Mobile and Open: A Manifesto
By Howard Rheingold, Wed Jan 05 08:00:00 GMT 2005

Only a cockeyed optimist would forecast an open, user-driven, entrepreneurial future for the mobile Internet. This should not prevent us from trying, however. Sometimes, envisioning the way things ought to be can inspire people to work at making it that way. That's what manifestos are for.

Nowadays, online manifestos often work best as seeds for group conversation, rather than an individual's attempt to start with the last word. I'll stake a modicum of public embarrassment on the possibility that I can talk people I don't know yet into helping me write this piece: I'll start the discussion about the way the mobile Internet future ought to look by posting this draft manifesto; I invite you to suggest revisions and additions. If readers contribute enough valuable feedback, I'll incorporate it and post a revised version as a comment.

The devices that most people on earth will carry or wear in coming decades could become platforms for technical and entrepreneurial innovation, foundations for industries that don't exist yet, enablers of social and political change. However, it is far from certain that mobile media will go the route of the PC, where teenage dropouts like Bill Gates and Steve Jobs and millions of others actively shaped the technology, or the Internet, where search engines were invented in dorm rooms and innovators like Tim Berners-Lee gave away the World Wide Web for free without asking permission or changing any wiring.

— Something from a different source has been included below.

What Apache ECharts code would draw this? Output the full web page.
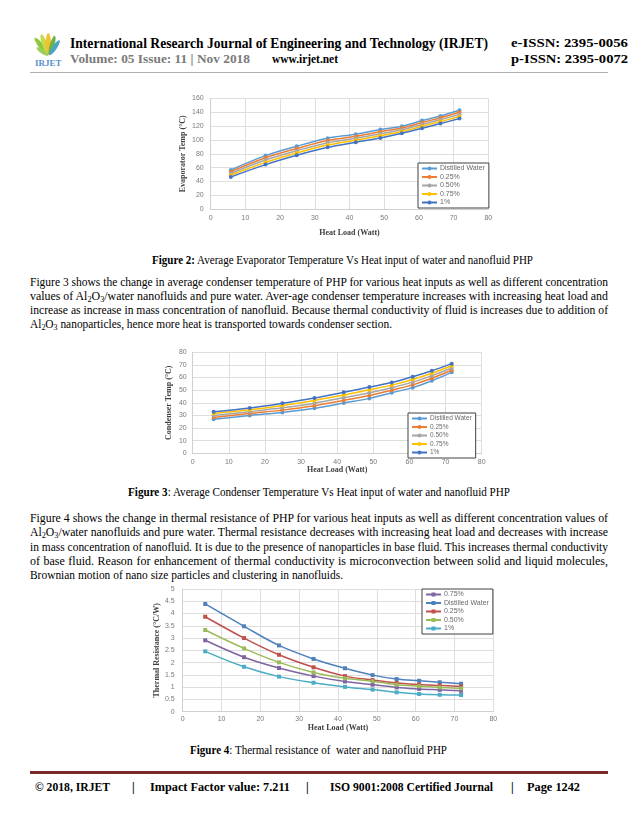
<!DOCTYPE html>
<html>
<head>
<meta charset="utf-8">
<script src="https://cdn.jsdelivr.net/npm/echarts@6/dist/echarts.min.js"></script>
<style>
html,body{margin:0;padding:0;background:#fff;}
#page{position:relative;width:638px;height:826px;overflow:hidden;background:#fff;font-family:'Liberation Serif',serif;color:#000;}
.t{position:absolute;white-space:nowrap;transform-origin:0 50%;line-height:1;display:inline-block;}
.chart{position:absolute;left:0;top:0;width:638px;height:826px;}
sub{font-size:70%;vertical-align:-0.25em;line-height:0;}
.b{font-weight:bold;}
</style>
</head>
<body>
<div id="page">
  <!-- logo -->
  <svg style="position:absolute;left:33px;top:26px" width="36" height="44" viewBox="0 0 36 44">
    <g transform="translate(16,30)">
      <ellipse cx="0" cy="-12" rx="2.6" ry="11" fill="#8dc63f" transform="rotate(-38)"/>
      <ellipse cx="0" cy="-12" rx="2.6" ry="11" fill="#c8d94a" transform="rotate(-20)"/>
      <ellipse cx="0" cy="-12" rx="2.6" ry="11" fill="#f2c12e" transform="rotate(-2)"/>
      <ellipse cx="0" cy="-11" rx="2.4" ry="10" fill="#6fb24a" transform="rotate(16)"/>
      <ellipse cx="0" cy="-10" rx="2.2" ry="9" fill="#4aa3c9" transform="rotate(34)"/>
      <ellipse cx="0" cy="-8" rx="2" ry="7" fill="#9ccf5c" transform="rotate(-56)"/>
    </g>
    <text x="2" y="40" font-family="Liberation Serif" font-size="9" font-weight="bold" fill="#5b8fc9">IRJET</text>
  </svg>

  <!-- header -->
  <span class="t b" style="left:70px;top:36px;font-size:15px" data-w="418">International Research Journal of Engineering and Technology (IRJET)</span>
  <span class="t b" style="left:511px;top:37px;font-size:12px" data-w="117">e-ISSN: 2395-0056</span>
  <span class="t b" style="left:70px;top:53px;font-size:12px;color:#7a7a7a" data-w="180">Volume: 05 Issue: 11 | Nov 2018</span>
  <span class="t b" style="left:272px;top:53px;font-size:12px" data-w="66">www.irjet.net</span>
  <span class="t b" style="left:511px;top:53px;font-size:12px" data-w="117">p-ISSN: 2395-0072</span>
  <div style="position:absolute;left:30px;top:72px;width:578px;height:1px;background:#b0b0b0"></div>

  <!-- caption 2 -->
  <span class="t" style="left:152px;top:254px;font-size:12px" data-w="381"><span class="b">Figure 2:</span> Average Evaporator Temperature Vs Heat input of water and nanofluid PHP</span>

  <!-- paragraph 1 -->
  <span class="t" style="left:30px;top:276px;font-size:12px" data-w="578" data-j="1">Figure 3 shows the change in average condenser temperature of PHP for various heat inputs as well as different concentration</span>
  <span class="t" style="left:30px;top:290px;font-size:12px" data-w="578" data-j="1">values of Al<sub>2</sub>O<sub>3</sub>/water nanofluids and pure water. Aver-age condenser temperature increases with increasing heat load and</span>
  <span class="t" style="left:30px;top:304px;font-size:12px" data-w="578" data-j="1">increase as increase in mass concentration of nanofluid. Because thermal conductivity of fluid is increases due to addition of</span>
  <span class="t" style="left:30px;top:318px;font-size:12px" data-w="362">Al<sub>2</sub>O<sub>3</sub> nanoparticles, hence more heat is transported towards condenser section.</span>

  <!-- caption 3 -->
  <span class="t" style="left:128px;top:486px;font-size:12px" data-w="382"><span class="b">Figure 3</span>: Average Condenser Temperature Vs Heat input of water and nanofluid PHP</span>

  <!-- paragraph 2 -->
  <span class="t" style="left:30px;top:512px;font-size:12px" data-w="578" data-j="1">Figure 4 shows the change in thermal resistance of PHP for various heat inputs as well as different concentration values of</span>
  <span class="t" style="left:30px;top:526px;font-size:12px" data-w="578" data-j="1">Al<sub>2</sub>O<sub>3</sub>/water nanofluids and pure water. Thermal resistance decreases with increasing heat load and decreases with increase</span>
  <span class="t" style="left:30px;top:541px;font-size:12px" data-w="578" data-j="1">in mass concentration of nanofluid. It is due to the presence of nanoparticles in base fluid. This increases thermal conductivity</span>
  <span class="t" style="left:30px;top:555px;font-size:12px" data-w="578" data-j="1">of base fluid. Reason for enhancement of thermal conductivity is microconvection between solid and liquid molecules,</span>
  <span class="t" style="left:30px;top:569px;font-size:12px" data-w="313">Brownian motion of nano size particles and clustering in nanofluids.</span>

  <!-- caption 4 -->
  <span class="t" style="left:190px;top:744px;font-size:12px" data-w="257"><span class="b">Figure 4</span>: Thermal resistance of&nbsp; water and nanofluid PHP</span>

  <!-- footer -->
  <div style="position:absolute;left:30px;top:771px;width:578px;height:3px;background:#7b2a2a"></div>
  <span class="t b" style="left:35px;top:781px;font-size:12px" data-w="75">© 2018, IRJET</span>
  <span class="t b" style="left:132px;top:781px;font-size:12px">|</span>
  <span class="t b" style="left:150px;top:781px;font-size:12px" data-w="140">Impact Factor value: 7.211</span>
  <span class="t b" style="left:306px;top:781px;font-size:12px">|</span>
  <span class="t b" style="left:330px;top:781px;font-size:12px" data-w="163">ISO 9001:2008 Certified Journal</span>
  <span class="t b" style="left:511px;top:781px;font-size:12px">|</span>
  <span class="t b" style="left:527px;top:781px;font-size:12px" data-w="53">Page 1242</span>

  <div id="c1" class="chart"></div>
  <div id="c2" class="chart"></div>
  <div id="c3" class="chart"></div>
</div>

<script>
// ---------- data ----------
const heatLoad = [5.8, 15.8, 24.8, 33.7, 41.8, 48.9, 55.1, 60.9, 66.2, 71.7];

// Figure 2 : evaporator temperature (°C)
const evapWater = [56.7, 77.4, 90.9, 102.4, 108.2, 114.9, 119.7, 127.9, 134.6, 142.8];
const evap025   = [54.2, 74.2, 87.6, 99.2, 105.3, 111.9, 117.2, 125.1, 131.9, 139.8];
const evap050   = [51.6, 71.0, 84.4, 96.0, 102.4, 108.9, 114.6, 122.4, 129.1, 136.8];
const evap075   = [49.1, 67.6, 81.1, 92.6, 99.5, 105.9, 112.1, 119.6, 126.4, 133.8];
const evap100   = [46.6, 64.4, 77.9, 89.4, 96.6, 102.9, 109.6, 116.8, 123.6, 130.8];

// Figure 3 : condenser temperature (°C)
const condWater = [26.9, 30.0, 32.4, 35.6, 39.8, 43.5, 48.0, 52.0, 57.5, 64.1];
const cond025   = [28.4, 31.5, 34.2, 37.7, 41.9, 45.8, 50.0, 54.2, 59.5, 65.8];
const cond050   = [29.9, 33.0, 36.0, 39.7, 44.0, 48.0, 52.0, 56.4, 61.5, 67.6];
const cond075   = [31.5, 34.4, 37.8, 41.8, 46.2, 50.3, 54.0, 58.5, 63.4, 69.3];
const cond100   = [33.0, 35.9, 39.6, 43.8, 48.3, 52.5, 56.0, 60.7, 65.4, 71.0];

// Figure 4 : thermal resistance (°C/W)
const resWater = [4.39, 3.48, 2.70, 2.15, 1.77, 1.49, 1.33, 1.26, 1.20, 1.14];
const res025   = [3.87, 3.00, 2.32, 1.81, 1.45, 1.29, 1.17, 1.11, 1.07, 1.03];
const res050   = [3.33, 2.58, 2.01, 1.60, 1.36, 1.24, 1.10, 1.04, 0.99, 0.95];
const res075   = [2.91, 2.22, 1.78, 1.45, 1.23, 1.10, 0.99, 0.93, 0.89, 0.85];
const res100   = [2.46, 1.83, 1.43, 1.18, 1.01, 0.90, 0.79, 0.72, 0.69, 0.68];

const seriesNames1 = ['Distilled Water', '0.25%', '0.50%', '0.75%', '1%'];
const seriesNames3 = ['0.75%', 'Distilled Water', '0.25%', '0.50%', '1%'];
const xTicks = {min: 0, max: 80, interval: 10};

// ---------- text layout ----------
function layoutText(){
  document.querySelectorAll('[data-w]').forEach(el=>{
    const w = +el.dataset.w;
    const nat = el.getBoundingClientRect().width;
    if (el.dataset.j) {
      const spaces = (el.textContent.match(/ /g)||[]).length;
      if (nat <= w && spaces) el.style.wordSpacing = ((w-nat)/spaces) + 'px';
      else el.style.transform = 'scaleX(' + (w/nat) + ')';
    } else {
      el.style.transform = 'scaleX(' + (w/nat) + ')';
    }
  });
}
layoutText();

// ---------- charts ----------
const gridColor = '#dedede';
function axisCommon(){
  return {
    type: 'value',
    axisLine: {show: true, lineStyle: {color: '#d0d0d0'}},
    axisTick: {show: false},
    splitLine: {show: true, lineStyle: {color: gridColor, width: 1}},
    axisLabel: {color: '#7a7a7a', fontSize: 7, fontFamily: 'Liberation Sans'},
    nameLocation: 'middle',
    nameTextStyle: {fontFamily: 'Liberation Serif', fontWeight: 'bold', fontSize: 8, color: '#404040'}
  };
}
function lineSeries(name, vals, color, symbol){
  return {
    type: 'line', name: name,
    data: heatLoad.map((x, i) => [x, vals[i]]),
    smooth: 0.35, symbol: symbol, symbolSize: 4,
    lineStyle: {width: 1.5, color: color},
    itemStyle: {color: color}
  };
}
function legendCommon(left, top, names, fs){
  return {
    orient: 'vertical', left: left, top: top, data: names,
    backgroundColor: '#fff', borderColor: '#404040', borderWidth: 1,
    padding: [2, 4, 2, 3], itemGap: 1.5, itemWidth: 15, itemHeight: 5,
    textStyle: {fontSize: fs, lineHeight: fs, color: '#6a6a6a', fontFamily: 'Liberation Sans', padding: [0,0,0,-2]}
  };
}

const ch1 = echarts.init(document.getElementById('c1'), null, {renderer: 'canvas'});
ch1.setOption({
  animation: false,
  grid: {left: 210.7, top: 98.3, width: 277.6, height: 111},
  xAxis: Object.assign(axisCommon(), xTicks, {name: 'Heat Load (Watt)', nameGap: 20, axisLabel: Object.assign(axisCommon().axisLabel, {margin: 5})}),
  yAxis: Object.assign(axisCommon(), {min: 0, max: 160, interval: 20, name: 'Evaporator Temp (°C)', nameGap: 24, axisLabel: Object.assign(axisCommon().axisLabel, {margin: 7})}),
  legend: legendCommon(418, 163, seriesNames1, 7),
  series: [
    lineSeries('Distilled Water', evapWater, '#5B9BD5', 'circle'),
    lineSeries('0.25%', evap025, '#ED7D31', 'circle'),
    lineSeries('0.50%', evap050, '#A5A5A5', 'circle'),
    lineSeries('0.75%', evap075, '#FFC000', 'circle'),
    lineSeries('1%', evap100, '#4472C4', 'circle')
  ]
});

const ch2 = echarts.init(document.getElementById('c2'), null, {renderer: 'canvas'});
ch2.setOption({
  animation: false,
  grid: {left: 192.7, top: 352.3, width: 289, height: 101},
  xAxis: Object.assign(axisCommon(), xTicks, {name: 'Heat Load (Watt)', nameGap: 12, axisLabel: Object.assign(axisCommon().axisLabel, {margin: 5})}),
  yAxis: Object.assign(axisCommon(), {min: 0, max: 80, interval: 10, name: 'Condenser Temp (°C)', nameGap: 20, axisLabel: Object.assign(axisCommon().axisLabel, {margin: 6})}),
  legend: legendCommon(408, 413, seriesNames1, 6.5),
  series: [
    lineSeries('Distilled Water', condWater, '#5B9BD5', 'circle'),
    lineSeries('0.25%', cond025, '#ED7D31', 'circle'),
    lineSeries('0.50%', cond050, '#A5A5A5', 'circle'),
    lineSeries('0.75%', cond075, '#FFC000', 'circle'),
    lineSeries('1%', cond100, '#4472C4', 'circle')
  ]
});

const ch3 = echarts.init(document.getElementById('c3'), null, {renderer: 'canvas'});
ch3.setOption({
  animation: false,
  grid: {left: 182.7, top: 589, width: 310.6, height: 122.7},
  xAxis: Object.assign(axisCommon(), xTicks, {name: 'Heat Load (Watt)', nameGap: 12, axisLabel: Object.assign(axisCommon().axisLabel, {margin: 4})}),
  yAxis: Object.assign(axisCommon(), {min: 0, max: 5, interval: 0.5, name: 'Thermal Resistance (°C/W)', nameGap: 20, axisLabel: Object.assign(axisCommon().axisLabel, {margin: 8})}),
  legend: legendCommon(422, 589, seriesNames3, 7),
  series: [
    lineSeries('0.75%', res075, '#8064A2', 'rect'),
    lineSeries('Distilled Water', resWater, '#4F81BD', 'rect'),
    lineSeries('0.25%', res025, '#C0504D', 'rect'),
    lineSeries('0.50%', res050, '#9BBB59', 'rect'),
    lineSeries('1%', res100, '#4BACC6', 'rect')
  ]
});
</script>
</body>
</html>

Powerful interests recognize the dangers such a world poses for business models that depend on controlling and metering access to content, conduit, or services for a mass market, and they are acting to protect their interests. That's what digital rights management, extension of copyright laws into what formerly had been the public domain, the broadcast flag, spectrum regulation policies that favor archaic technologies and incumbent licensees, trusted computing systems that bake all these rules into monopoly silicon are about.

In order for mobile media to benefit those who don't already own an ICT cartel, the people who use those media must be free to perform certain actions. A future where mobile media achieve their full economic and cultural potential, requires:

That people are free and able to act as users not consumers: Users can actively shape media, as they did with the PC and the Internet, not just passively consume what is provided by a few, as in the era of broadcast media and communications monopolies. If hardware can't be hacked and software is locked away from individuals by technology or law, users won't be free to invent.

An open innovation commons: When networks of devices, technological platforms for communication media, the electromagnetic spectrum, are available for shared experimentation, new technologies and industries can emerge. The way intellectual property is defined by international law, the kind of political regulations that govern spectrum use, the degree of extension of the rights of corporations to control the use of creations of individuals and to exert control over what others can create or distribute, will determine whether a cornucopia or a tragedy of the anti-commons occurs. (The tragedy of the commons is the despoiling of a shared resource because there is no way to exclude individuals from consuming it; a cornucopia of the commons emerges when aggregated individual self-interest of many people adds up to something that multiplies everyone's resources instead of subtracting from what everybody has access to; and the tragedy of the anticommons renders a shared resource worthless by allowing too many interests to exclude others.)

Self-organizing, ad-hoc networks: Populations of users and devices have the power, freedom, and tools to link together technically and socially according to their own inclinations and mutual agreements. In their zeal to punish thieves, the music and motion picture industries are trying to criminalize all file-sharing, and so far they are winning the legislative and judicial battles. That's the legal-political side of it. The techno-political battle is whether widely embraced open standards dominate, a proprietary monopoly emerges, or many competing proprietary standards contend.

Everybody should have the freedom to associate information with places and things, and to access the information others have associated with places and things. When manufacturers find out that consumers are using barcodes and RFID information to access globally-available information about their products and practices, are they going to stand still for that? Will the people at fifth and main have the right and power to read and write information about their neighborhood, or will the owner of a local franchise purchased from the city by a private interest (think about the way cable television operates) dominate? People like myself used to think that "the Internet interprets censorship as damage and routes around it," but we're seeing authoritarian governments build their censors into their routers. Is there any better reason to believe that people will continue to have the freedom to read and write to specific parts of the geoweb? Will geoweb information gathered at public expense (such as weather or geographic data) become controlled exclusively by private owners?

What else would you add to this list of fundamental rights? What enablers and roadblocks do you see to the capabilities I've listed and to those you would add?